The music I meant to talk about when I started writing about the film is that of the rap group Death Grips, their loops, their collapses, their noise. The lyrics that are this abstraction of all that is guttural, super-aggressive, but mostly just fucked-up. Thinking about rap music as an extension of oral storytelling traditions, or "the dozens," and the world we're living in.

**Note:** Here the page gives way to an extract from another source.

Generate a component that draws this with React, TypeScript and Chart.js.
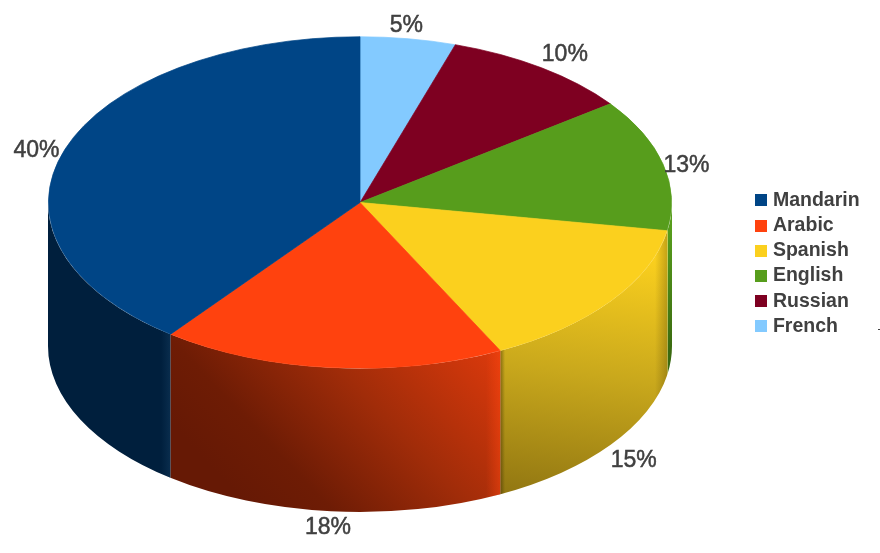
import React, { useEffect, useRef } from "react";
import { Chart, registerables } from "chart.js";

Chart.register(...registerables);

// Clockwise from 12 o'clock; the legend lists them in reverse.
const categories = ["French", "Russian", "English", "Spanish", "Arabic", "Mandarin"];
const shares = [5, 10, 13, 15, 18, 40];
const sliceColors = ["#83caff", "#7e0021", "#579d1c", "#fbd01e", "#ff420e", "#004586"];
const labelNudge = [[-2, -13], [23, -13], [23, 2], [23, 16], [-3, 16], [-28, 1]];

const CX = 360;
const RY = 166;
const RX = 312;
const DEPTH = 143.5;
const CY = 202.5;
const SX = RX / RY;
const TEXT = "#404040";
const FONT = "'Liberation Sans', Arial, sans-serif";

function linear(ctx: CanvasRenderingContext2D, x0: number, y0: number, x1: number, y1: number, stops: [number, string][]) {
  const g = ctx.createLinearGradient(x0, y0, x1, y1);
  stops.forEach(([o, c]) => g.addColorStop(o, c));
  return g;
}

function wallFill(ctx: CanvasRenderingContext2D, name: string) {
  switch (name) {
    case "Arabic":
      return linear(ctx, 289, 549, 500, 350, [[0, "#661905"], [0.2, "#6e1c05"], [0.55, "#a02c09"], [1, "#dd3a0c"]]);
    case "Spanish":
      return linear(ctx, 575, 500, 610, 250, [[0, "#937812"], [0.5, "#c9a81c"], [1, "#fbd01e"]]);
    case "English":
      return linear(ctx, 0, 230, 0, 350, [[0, "#579d1c"], [1, "#3a6a10"]]);
    case "Mandarin":
      return "#001f3d";
    default:
      return "#000";
  }
}

function wallBevels(ctx: CanvasRenderingContext2D, name: string) {
  if (name === "Mandarin") return [{ x0: 161, x1: 171, fill: linear(ctx, 161, 0, 171, 0, [[0, "rgba(40,90,130,0)"], [1, "rgba(40,90,130,0.25)"]]) }];
  if (name === "Arabic") return [{ x0: 486, x1: 500, fill: linear(ctx, 486, 0, 500, 0, [[0, "rgba(255,70,16,0)"], [1, "rgba(255,70,16,0.45)"]]) }];
  if (name === "Spanish")
    return [
      { x0: 500, x1: 505, fill: linear(ctx, 500, 0, 505, 0, [[0, "rgba(40,30,0,0.45)"], [1, "rgba(40,30,0,0)"]]) },
      { x0: 655, x1: 667, fill: linear(ctx, 655, 0, 667, 0, [[0, "rgba(40,30,0,0)"], [1, "rgba(40,30,0,0.25)"]]) },
    ];
  return [];
}

const pie3d = {
  id: "pie3d",
  afterLayout(chart: any) {
    const legend = chart.legend;
    const w = legend.width;
    const h = legend.height;
    legend.left = 753;
    legend.right = 753 + w;
    legend.top = 185;
    legend.bottom = 185 + h;
  },
  beforeDatasetsDraw(chart: any) {
    const ctx: CanvasRenderingContext2D = chart.ctx;
    const arcs = chart.getDatasetMeta(0).data;
    arcs.forEach((arc: any, i: number) => {
      const a0 = Math.max(arc.startAngle, 0);
      const a1 = Math.min(arc.endAngle, Math.PI);
      if (a1 <= a0) return;
      const trace = () => {
        ctx.beginPath();
        ctx.ellipse(CX, CY, RX, RY, 0, a0, a1);
        ctx.ellipse(CX, CY + DEPTH, RX, RY, 0, a1, a0, true);
        ctx.closePath();
      };
      ctx.save();
      trace();
      ctx.fillStyle = wallFill(ctx, categories[i]);
      ctx.fill();
      ctx.clip();
      wallBevels(ctx, categories[i]).forEach((b) => {
        ctx.fillStyle = b.fill;
        ctx.fillRect(b.x0, 0, b.x1 - b.x0, 553);
      });
      ctx.restore();
    });
    ctx.save();
    ctx.translate(CX, 0);
    ctx.scale(SX, 1);
    ctx.translate(-CX, 0);
  },
  afterDatasetsDraw(chart: any) {
    const ctx: CanvasRenderingContext2D = chart.ctx;
    ctx.restore();
    const arcs = chart.getDatasetMeta(0).data;
    ctx.save();
    ctx.font = `23px ${FONT}`;
    ctx.fillStyle = TEXT;
    ctx.strokeStyle = TEXT;
    ctx.lineWidth = 0.5;
    ctx.textAlign = "center";
    ctx.textBaseline = "middle";
    arcs.forEach((arc: any, i: number) => {
      const mid = (arc.startAngle + arc.endAngle) / 2;
      const x = CX + RX * Math.cos(mid);
      let y = CY + RY * Math.sin(mid);
      if (Math.sin(mid) > 0) y += DEPTH;
      const text = `${shares[i]}%`;
      ctx.fillText(text, x + labelNudge[i][0], y + labelNudge[i][1]);
      ctx.strokeText(text, x + labelNudge[i][0], y + labelNudge[i][1]);
    });
    ctx.fillRect(878, 329, 2, 1);
    ctx.restore();
  },
};

export default function App() {
  const ref = useRef<HTMLCanvasElement>(null);
  useEffect(() => {
    const chart = new Chart(ref.current!, {
      type: "pie",
      data: {
        labels: categories,
        datasets: [{ data: shares, backgroundColor: sliceColors, borderColor: sliceColors, borderWidth: 0.5 }],
      },
      options: {
        responsive: false,
        animation: false,
        layout: { padding: { left: CX - RY, right: 880 - CX - RY, top: CY - RY, bottom: 553 - CY - RY } },
        plugins: {
          tooltip: { enabled: false },
          legend: {
            position: "chartArea",
            align: "start",
            reverse: true,
            labels: {
              usePointStyle: true,
              pointStyleWidth: 4.5,
              padding: 5.7,
              color: TEXT,
              font: { family: FONT, size: 19.5, weight: "bold" },
              generateLabels: () =>
                categories.map((text, i) => {
                  const sw = document.createElement("canvas");
                  sw.width = 12;
                  sw.height = 12;
                  const c = sw.getContext("2d")!;
                  c.fillStyle = sliceColors[i];
                  c.fillRect(0, 0, 12, 12);
                  return { text, pointStyle: sw, fillStyle: sliceColors[i], strokeStyle: sliceColors[i], lineWidth: 0, hidden: false, index: i, fontColor: TEXT };
                }),
            },
          },
        },
      },
      plugins: [pie3d],
    } as any);
    return () => chart.destroy();
  }, []);
  return (
    <div style={{ position: "absolute", left: 0, top: 0, width: 880, height: 553, background: "#fff" }}>
      <canvas ref={ref} width={880} height={553} style={{ display: "block" }} />
    </div>
  );
}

Obviously all of these things have racial implications that are going to be problematic for some people. The point I am trying to make, essentially, is to invoke the phrase "post-racial" to describe a time, forthcoming, where we will all be the neglected citizens of the city of New Orleans, due to a class structure that wishes for us to be slaves. And then to take this mythology of the wild, of communing with nature- sort of a stereotype, but we are able to use it as an archetype, or a totem, as some kind of navigational tool. Whereby we all see ourselves as six-year-old black girls (sort of the ultimate disenfranchised figure) and learn to cope with a natural and indifferent world and are then able to look into the beast's eyes and see it as something we can coexist peacefully with, against civilization.